(II Sent., dist. XLIII, a. 2; In Matth., cap. XII).
O terceiro discute-se assim. — Parece que quem peca por malícia intencional peca por hábito.
1. — Pois, diz o Filósofo, que nem todos podem praticar atos injustos, ao modo do injusto, i. é, por eleição; mas, só o que tem o hábito para tal. Ora, pecar por malícia intencional é fazê-lo, com eleição do mal, conforme já se disse. Logo, só quem tem o hábito pode pecar por malícia intencional.
2. Demais. — Orígenes diz que ninguém se anula ou falha subitamente, mas só paulatinamente e aos poucos há-de resvalar. Ora, o máximo deslize é pecar por malícia intencional. Logo, não é repentinamente e desde o princípio, mas por um diuturno costume, capaz de gerar o hábito, que chegamos a pecar por essa malícia.
3. Demais. — Sempre que pecamos por malícia intencional, necessariamente a vontade por si mesma se inclinará ao mal que elegeu. Ora, pela natureza mesma da potência, o homem não se inclina para o mal, mas ao contrário, para o bem. Logo, se escolhe o mal fá-lo necessariamente por alguma coisa sobreveniente, a saber, a paixão ou o hábito. Ora, quem peca por paixão não peca por malícia intencional, mas por fraqueza, como já se disse. Logo, quem peca por malícia intencional há-de, sempre e necessariamente, pecar por hábito.
Mas, em contrário. — O hábito bom está para a eleição do bem, como o mau, para a do mal. Ora, podemos sem termos o hábito da virtude, escolher o que é virtuosamente bom. Logo, também podemos eleger o mal, sem termos um hábito vicioso; e isso é pecar por malícia intencional.

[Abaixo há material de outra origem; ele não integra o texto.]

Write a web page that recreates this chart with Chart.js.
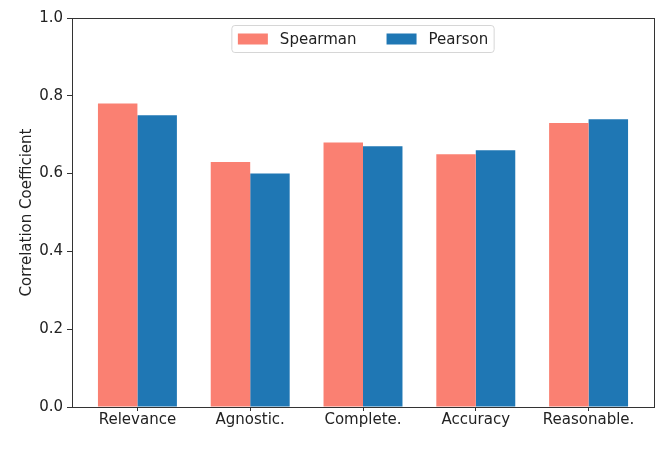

Solução. — A vontade se comporta, de um modo, em relação ao bem e, de outro, ao mal. Pois, pela natureza da sua potência, inclina-se para o bem racional como para o objeto próprio; e por isso todo pecado é considerado contrário à razão. Portanto e necessariamente, só por alguma causa estranha a eleição da vontade se inclina para o mal. E, isso às vezes se dá por deficiência da razão, como quando pecamos por ignorância; outras, por impulso do apetite sensitivo, como quando pecamos por paixão. E em nenhum destes casos pecamos por malícia intencional, mas só quando a vontade se move propriamente para o mal. O que de dois modos pode se dar. — Primeiro, por alguma disposição corrupta, inclinante para o mal, de modo a, em vista dessa disposição, algum mal nos ser conveniente e semelhante, para o qual, em razão da semelhança, a vontade tende como se fosse bem. Pois, cada ser tende, em si mesmo, ao que lhe é conveniente. E essa disposição corrupta é ou um hábito adquirido pelo costume, que se converteu em natureza; ou algum hábito corpóreo doentio, como quando temos certas inclinações naturais para certos pecados, por causa da corrupção da nossa natureza.

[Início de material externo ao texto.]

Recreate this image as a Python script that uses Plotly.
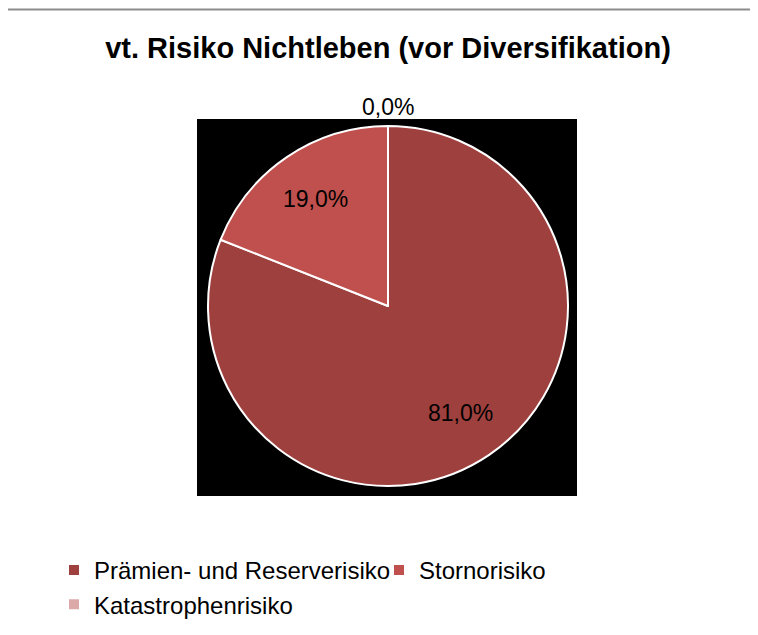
import math
import plotly.graph_objects as go

# Seite hat 8px body-margin -> Figur 750x627, alle Positionen in Seitenpixeln umrechnen
W, H = 750, 627
OFF = 8

labels = ["Prämien- und Reserverisiko", "Stornorisiko", "Katastrophenrisiko"]
values = [81.0, 19.0, 0.0]
colors = ["#9E413E", "#C0504D", "#DBA9A8"]
label_radius = [0.72, 0.72, 1.105]   # relativ zum Kreisradius


def px_x(x):
    return (x - OFF) / W


def px_y(y):
    return 1 - (y - OFF) / H


FONT = "Liberation Sans, Arial, sans-serif"

# Kreis: Mittelpunkt (388, 306), Radius 180 (Seitenpixel)
CX, CY, R = 388, 306, 180

fig = go.Figure()

fig.add_trace(go.Pie(
    labels=labels,
    values=values,
    sort=False,
    direction="clockwise",
    rotation=0,
    marker=dict(colors=colors, line=dict(color="white", width=2)),
    textinfo="none",
    hoverinfo="label+percent",
    domain=dict(x=[px_x(CX - R), px_x(CX + R)], y=[px_y(CY + R), px_y(CY - R)]),
    showlegend=True,
))

# Beschriftungen in der Mitte der Segmente (aus den Werten berechnet)
total = sum(values)
cum = 0.0
for v, rf in zip(values, label_radius):
    mid = (cum + v / 2) / total * 2 * math.pi
    cum += v
    dx = R * rf * math.sin(mid)
    dy = R * rf * math.cos(mid)
    txt = f"{v / total * 100:.1f}%".replace(".", ",")
    fig.add_annotation(x=px_x(CX + dx), y=px_y(CY - dy), xref="paper", yref="paper",
                       xanchor="center", yanchor="middle",
                       text=txt, showarrow=False,
                       font=dict(family=FONT, size=23, color="black"))

# schwarzer Plotbereich + Rahmen
fig.add_shape(type="rect", xref="paper", yref="paper",
              x0=px_x(197), x1=px_x(577), y0=px_y(496), y1=px_y(119),
              fillcolor="black", line=dict(width=0), layer="below")
fig.add_shape(type="line", xref="paper", yref="paper",
              x0=0, x1=1, y0=px_y(9.5), y1=px_y(9.5),
              line=dict(color="#8C8C8C", width=2), layer="above")

fig.update_layout(
    width=W, height=H,
    margin=dict(l=0, r=0, t=0, b=0),
    paper_bgcolor="white",
    font=dict(family=FONT, size=24, color="black"),
    title=dict(text="<b>vt. Risiko Nichtleben (vor Diversifikation)</b>",
               x=px_x(388), xanchor="center", y=px_y(48), yanchor="middle",
               font=dict(size=29, color="black")),
    legend=dict(orientation="h", x=px_x(54), xanchor="left",
                y=px_y(548), yanchor="top",
                font=dict(size=24), itemwidth=30, entrywidth=280,
                bgcolor="rgba(0,0,0,0)"),
)

fig.write_html("out.html")
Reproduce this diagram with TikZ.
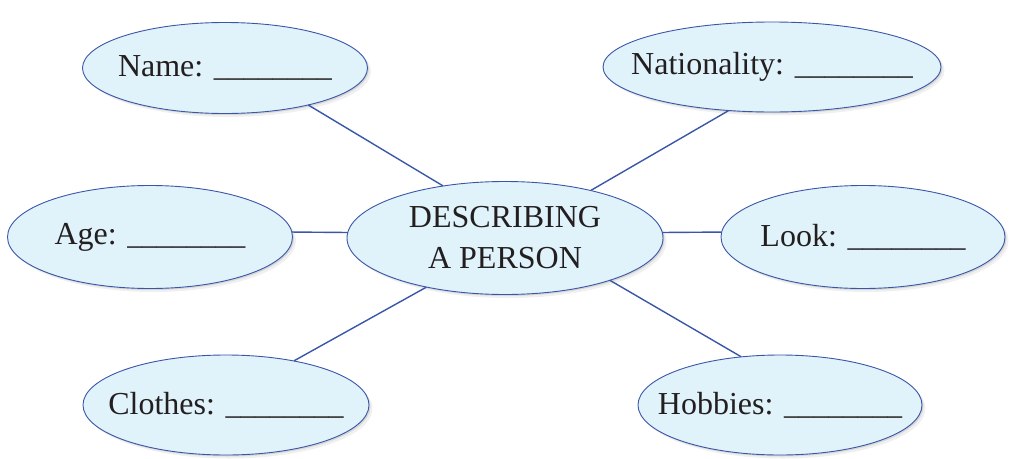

De outro modo, a vontade pode tender, por si mesma, para o mal, pela remoção de um obstáculo proibitivo. Assim, se nos abstivermos de pecar, não propriamente por nos desagradar o pecado, mas pela esperança da vida eterna, ou pelo temor da Geena, uma vez perdida a esperança, pelo desespero, ou o temor, pela presunção, resultará o pecarmos por malícia intencional e quase sem freios.
Por onde claro fica, que o pecado, cometido por malícia intencional, sempre pressupõe no homem alguma desordem, que contudo nem sempre é habitual. Portanto, quem peca por malícia intencional nem por isso peca por hábito, necessariamente.
Donde a resposta à primeira objeção. — Proceder como o injusto é, não somente praticar atos injustos por malícia intencional, mas ainda com prazer, e sem grave oposição da razão. Ora, isso o faz só quem assim age habitualmente.
Resposta à segunda. — Não é repentinamente que resvalamos, pecando por malícia intencional; mas isso pressupõe uma causa que nem sempre é um hábito, como já se disse.
Resposta à terceira. — O que inclina a vontade para o mal nem sempre é um hábito ou paixão, mas podem ser certas outras coisas, como já se disse.
Resposta à quarta. — A eleição do bem e a do mal não têm o mesmo fundamento. Pois, ao passo que o mal nunca existe sem o bem natural, o bem pode existir sem o mal da culpa perfeita.